Well, the short answer is that you don’t — it’s not actually called a log-book in Ireland anymore. In fact, since 2004 what we used to call the log-book is now known as the Vehicle Registration Certificate.
It’s most likely a document that you haven’t actually looked at since you bought your current car, and you probably won’t look at it again until you come to sell the car. As with all rarely-used documents, it’s a pretty easy one to lose — house moves and home reorganisations are the common culprits for a lost log-book… sorry, Vehicle Registration Certificate.
So, to go about getting a replacement log book in Ireland, the first thing that you’ll need is a form, and specifically form RF134. It’s available from your local motor tax office, but it’s probably easier these days to just download it from motortax.ie.
Once you’ve filled it in, you’ll need to get the form witnessed and stamped by your local Garda station, so be prepared and make sure you have photographic identity, proof of address, and your social services card.
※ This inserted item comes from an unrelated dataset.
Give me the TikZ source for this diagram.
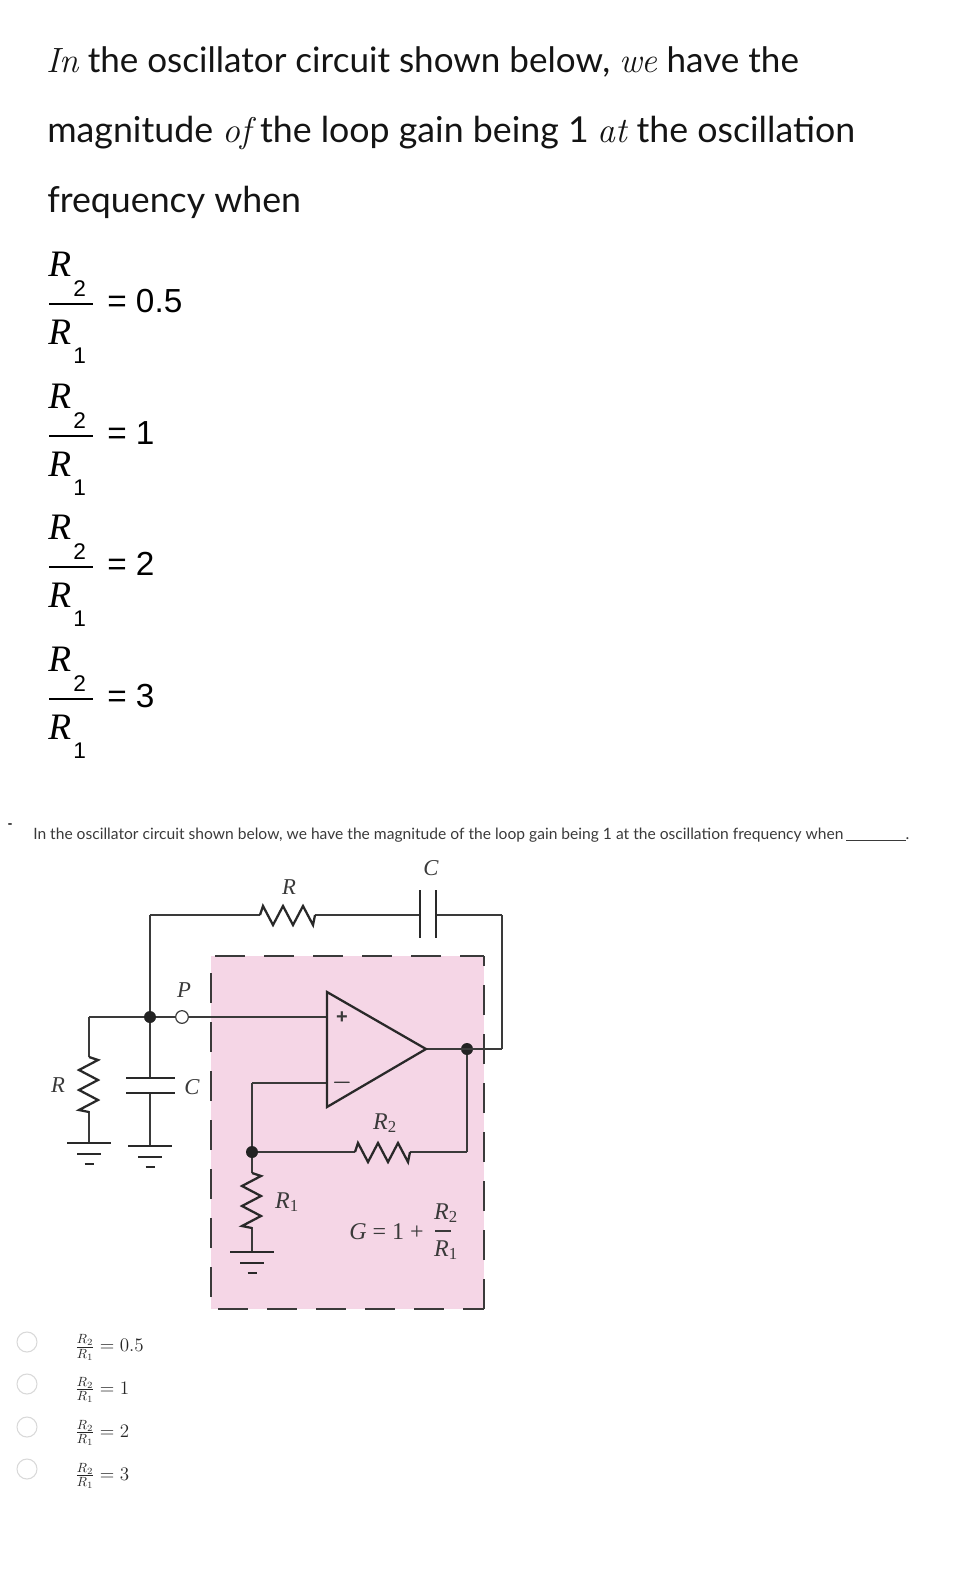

You may also be asked by the Garda on duty to provide some sort of proof of ownership of the vehicle, so as ever make sure you have all of your paperwork in order before heading down to the station.
Once that’s all done, you’ll need to enclose a cheque or postal order for €12 (you’re asked not to send cash) and then that can be sent to your local motor tax office (again, check out motortax.ie to find out where your nearest branch is) where it will be processed.
Incidentally, if your car is a pre-2004 registration, then you will have the older Vehicle Licensing Certificate, and this will be replaced with the new Vehicle Registration Certificate when you complete the process.
Given that all of this paperwork can take time, it’s a good idea — if you have a car you currently want to sell and can’t find the Cert — to get all of this done well ahead of time, as you’ll need the Vehicle Registration Certificate to change ownership of the car. Equally, anyone buying the car from you may well become — justifiably — suspicious of your motives if you can’t show them a current Cert when they come to view the car.